§ TASK TO CARRY OUT
Collect each line of the entries that holds the string "this".
*** INFORMATION PROVIDED
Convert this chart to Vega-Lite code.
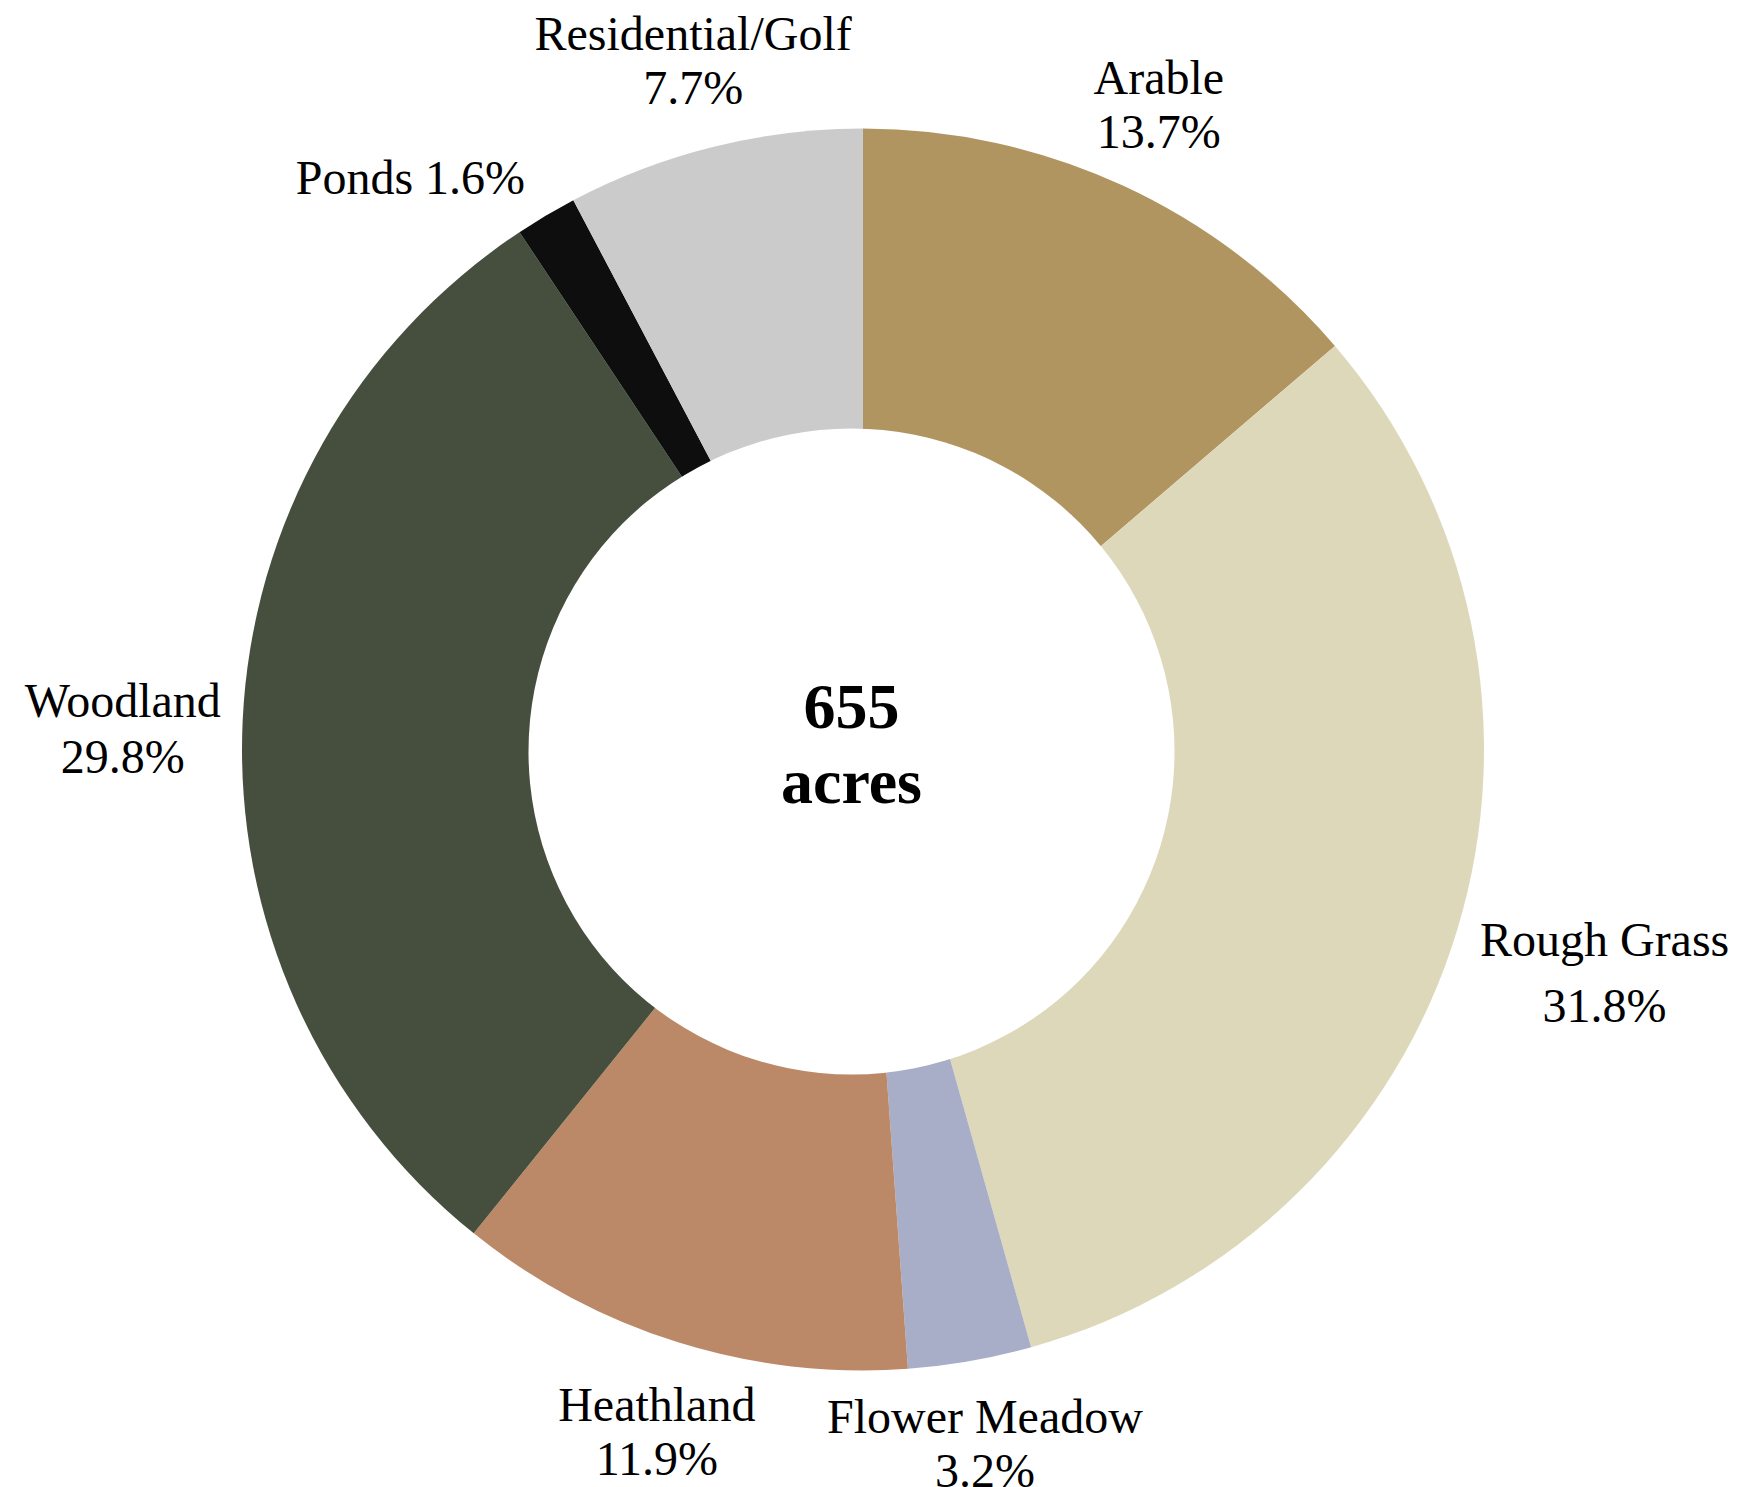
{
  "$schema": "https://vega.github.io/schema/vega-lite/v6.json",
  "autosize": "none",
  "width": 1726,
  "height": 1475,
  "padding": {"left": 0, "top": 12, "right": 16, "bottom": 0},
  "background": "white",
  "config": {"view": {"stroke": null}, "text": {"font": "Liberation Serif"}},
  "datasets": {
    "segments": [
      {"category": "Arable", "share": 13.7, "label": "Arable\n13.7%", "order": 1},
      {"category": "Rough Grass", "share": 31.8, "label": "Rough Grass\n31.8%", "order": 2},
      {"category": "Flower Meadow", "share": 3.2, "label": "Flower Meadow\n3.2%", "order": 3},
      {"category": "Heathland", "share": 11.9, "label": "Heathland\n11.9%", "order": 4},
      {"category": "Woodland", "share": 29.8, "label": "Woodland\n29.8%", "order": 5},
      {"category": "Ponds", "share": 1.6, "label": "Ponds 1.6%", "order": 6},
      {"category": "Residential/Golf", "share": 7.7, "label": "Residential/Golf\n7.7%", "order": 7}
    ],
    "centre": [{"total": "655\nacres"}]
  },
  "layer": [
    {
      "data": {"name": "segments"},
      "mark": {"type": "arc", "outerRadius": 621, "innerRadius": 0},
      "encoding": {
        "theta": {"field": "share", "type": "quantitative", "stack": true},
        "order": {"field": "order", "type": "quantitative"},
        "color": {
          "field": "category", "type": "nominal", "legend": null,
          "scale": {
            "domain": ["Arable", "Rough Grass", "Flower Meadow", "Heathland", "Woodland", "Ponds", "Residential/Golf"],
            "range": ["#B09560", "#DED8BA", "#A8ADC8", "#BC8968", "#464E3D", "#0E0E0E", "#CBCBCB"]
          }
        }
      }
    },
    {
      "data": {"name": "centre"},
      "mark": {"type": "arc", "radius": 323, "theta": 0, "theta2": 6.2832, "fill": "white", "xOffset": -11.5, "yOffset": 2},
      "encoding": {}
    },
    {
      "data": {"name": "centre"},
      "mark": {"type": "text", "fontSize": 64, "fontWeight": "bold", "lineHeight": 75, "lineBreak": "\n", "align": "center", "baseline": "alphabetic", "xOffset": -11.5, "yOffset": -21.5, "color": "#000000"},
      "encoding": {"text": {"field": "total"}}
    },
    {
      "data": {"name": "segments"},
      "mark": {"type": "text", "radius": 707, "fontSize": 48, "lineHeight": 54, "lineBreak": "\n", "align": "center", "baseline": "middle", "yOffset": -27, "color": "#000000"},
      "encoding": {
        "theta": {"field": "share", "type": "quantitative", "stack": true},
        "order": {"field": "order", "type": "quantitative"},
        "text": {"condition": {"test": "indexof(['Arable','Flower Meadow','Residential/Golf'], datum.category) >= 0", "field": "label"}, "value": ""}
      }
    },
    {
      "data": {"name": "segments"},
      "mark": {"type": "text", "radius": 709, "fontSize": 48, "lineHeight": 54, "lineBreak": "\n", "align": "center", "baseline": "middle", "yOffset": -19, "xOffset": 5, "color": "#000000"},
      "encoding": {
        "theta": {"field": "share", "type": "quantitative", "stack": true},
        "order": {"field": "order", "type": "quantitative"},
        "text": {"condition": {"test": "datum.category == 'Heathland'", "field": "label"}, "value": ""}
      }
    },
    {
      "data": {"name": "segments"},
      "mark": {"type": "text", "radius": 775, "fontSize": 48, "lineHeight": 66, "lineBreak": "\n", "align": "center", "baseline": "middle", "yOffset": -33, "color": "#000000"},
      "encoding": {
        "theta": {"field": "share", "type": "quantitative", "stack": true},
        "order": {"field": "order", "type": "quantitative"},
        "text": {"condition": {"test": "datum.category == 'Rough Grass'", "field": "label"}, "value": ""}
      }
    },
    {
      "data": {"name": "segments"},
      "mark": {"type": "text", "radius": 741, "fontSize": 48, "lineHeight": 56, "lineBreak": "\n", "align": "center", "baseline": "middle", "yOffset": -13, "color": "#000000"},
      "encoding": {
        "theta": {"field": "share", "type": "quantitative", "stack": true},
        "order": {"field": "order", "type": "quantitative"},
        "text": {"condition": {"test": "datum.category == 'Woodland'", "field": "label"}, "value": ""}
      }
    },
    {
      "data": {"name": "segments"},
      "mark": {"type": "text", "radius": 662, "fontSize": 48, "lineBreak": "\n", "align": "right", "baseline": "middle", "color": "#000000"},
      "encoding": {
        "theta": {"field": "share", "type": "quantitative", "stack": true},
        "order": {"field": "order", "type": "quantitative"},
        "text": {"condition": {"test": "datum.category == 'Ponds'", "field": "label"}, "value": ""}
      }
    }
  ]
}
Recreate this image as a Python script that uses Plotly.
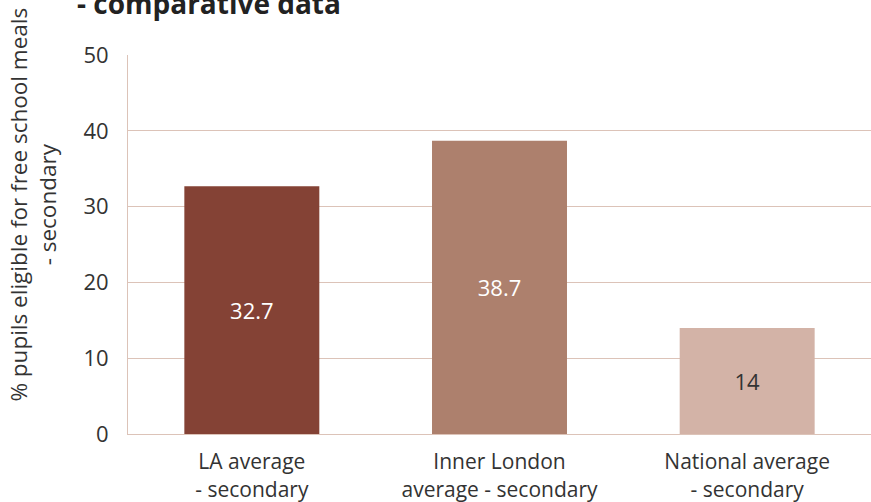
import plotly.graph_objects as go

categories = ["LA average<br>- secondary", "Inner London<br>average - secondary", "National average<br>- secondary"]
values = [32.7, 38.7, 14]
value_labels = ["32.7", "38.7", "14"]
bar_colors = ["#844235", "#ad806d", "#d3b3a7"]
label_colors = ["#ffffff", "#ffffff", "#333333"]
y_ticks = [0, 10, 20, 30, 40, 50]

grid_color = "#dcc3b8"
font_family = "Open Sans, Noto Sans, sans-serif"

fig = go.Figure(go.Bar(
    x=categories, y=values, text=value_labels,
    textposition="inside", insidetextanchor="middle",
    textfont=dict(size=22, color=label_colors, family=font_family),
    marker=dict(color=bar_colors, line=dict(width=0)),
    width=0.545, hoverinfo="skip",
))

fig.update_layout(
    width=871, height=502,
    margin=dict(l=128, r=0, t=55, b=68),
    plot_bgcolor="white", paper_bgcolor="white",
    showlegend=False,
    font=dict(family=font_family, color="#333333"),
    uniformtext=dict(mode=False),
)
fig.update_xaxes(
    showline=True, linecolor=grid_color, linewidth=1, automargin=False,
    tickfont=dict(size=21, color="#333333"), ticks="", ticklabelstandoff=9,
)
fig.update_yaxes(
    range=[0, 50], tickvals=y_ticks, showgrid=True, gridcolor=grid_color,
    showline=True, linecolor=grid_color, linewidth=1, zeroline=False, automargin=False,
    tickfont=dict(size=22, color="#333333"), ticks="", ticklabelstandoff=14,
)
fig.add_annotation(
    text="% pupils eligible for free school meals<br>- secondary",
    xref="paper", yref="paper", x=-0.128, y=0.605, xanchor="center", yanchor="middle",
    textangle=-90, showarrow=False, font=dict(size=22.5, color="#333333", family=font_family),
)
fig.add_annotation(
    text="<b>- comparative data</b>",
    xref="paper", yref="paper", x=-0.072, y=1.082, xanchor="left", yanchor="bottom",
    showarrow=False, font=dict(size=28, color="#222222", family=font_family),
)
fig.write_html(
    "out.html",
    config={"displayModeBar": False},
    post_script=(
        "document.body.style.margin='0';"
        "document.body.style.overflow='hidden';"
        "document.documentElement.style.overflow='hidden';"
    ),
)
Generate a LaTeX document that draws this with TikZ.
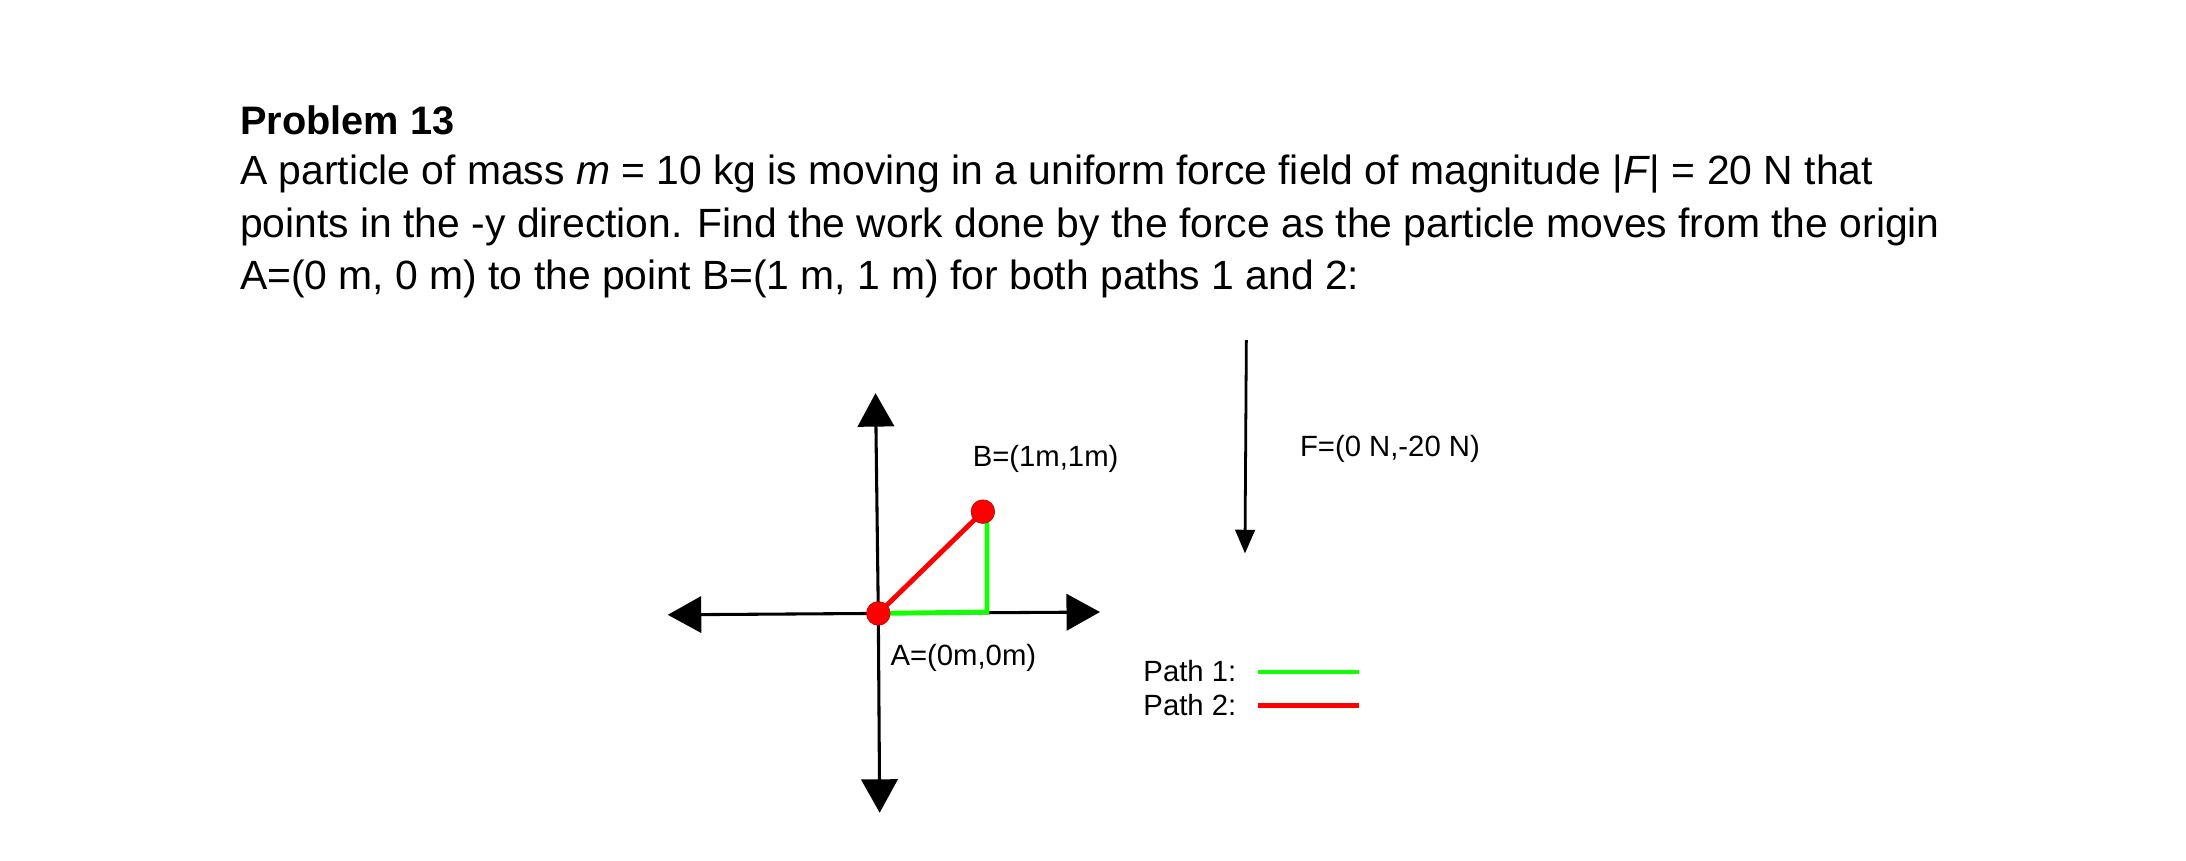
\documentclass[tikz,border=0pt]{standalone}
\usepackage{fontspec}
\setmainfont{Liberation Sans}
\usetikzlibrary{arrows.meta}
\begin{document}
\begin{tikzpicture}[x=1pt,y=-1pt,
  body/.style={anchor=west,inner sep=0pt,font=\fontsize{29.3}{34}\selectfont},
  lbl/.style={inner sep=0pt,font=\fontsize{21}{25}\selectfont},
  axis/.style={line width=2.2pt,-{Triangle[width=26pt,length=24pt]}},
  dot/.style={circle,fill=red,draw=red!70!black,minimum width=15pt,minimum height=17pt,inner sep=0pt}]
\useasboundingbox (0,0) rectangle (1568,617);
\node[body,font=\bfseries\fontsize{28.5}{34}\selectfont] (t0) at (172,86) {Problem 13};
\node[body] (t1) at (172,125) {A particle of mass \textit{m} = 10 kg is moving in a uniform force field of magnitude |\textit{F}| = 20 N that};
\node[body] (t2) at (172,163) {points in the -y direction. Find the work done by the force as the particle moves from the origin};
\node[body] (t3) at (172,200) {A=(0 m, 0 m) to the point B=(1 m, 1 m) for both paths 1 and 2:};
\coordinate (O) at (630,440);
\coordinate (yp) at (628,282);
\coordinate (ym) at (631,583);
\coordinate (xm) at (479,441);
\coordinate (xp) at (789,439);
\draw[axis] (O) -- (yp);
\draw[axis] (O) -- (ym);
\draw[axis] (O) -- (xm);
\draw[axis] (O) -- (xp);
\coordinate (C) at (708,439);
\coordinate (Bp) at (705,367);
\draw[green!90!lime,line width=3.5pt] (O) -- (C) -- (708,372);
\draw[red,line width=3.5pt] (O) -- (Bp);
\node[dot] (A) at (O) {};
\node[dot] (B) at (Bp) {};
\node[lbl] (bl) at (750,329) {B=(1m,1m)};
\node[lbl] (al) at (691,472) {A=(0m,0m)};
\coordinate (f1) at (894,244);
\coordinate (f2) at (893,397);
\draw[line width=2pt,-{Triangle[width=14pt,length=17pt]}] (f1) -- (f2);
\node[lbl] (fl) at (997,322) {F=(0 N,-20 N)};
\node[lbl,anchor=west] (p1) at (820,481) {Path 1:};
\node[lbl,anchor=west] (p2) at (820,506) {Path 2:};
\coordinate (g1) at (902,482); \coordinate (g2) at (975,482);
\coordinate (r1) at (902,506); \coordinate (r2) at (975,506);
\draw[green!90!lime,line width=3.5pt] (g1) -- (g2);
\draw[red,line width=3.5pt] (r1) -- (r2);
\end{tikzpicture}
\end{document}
******
§ FINAL RESULT
Convert this chart to Vega-Lite code.
Recreate this image as a Python script that uses Plotly.
Generate a LaTeX document that draws this with TikZ.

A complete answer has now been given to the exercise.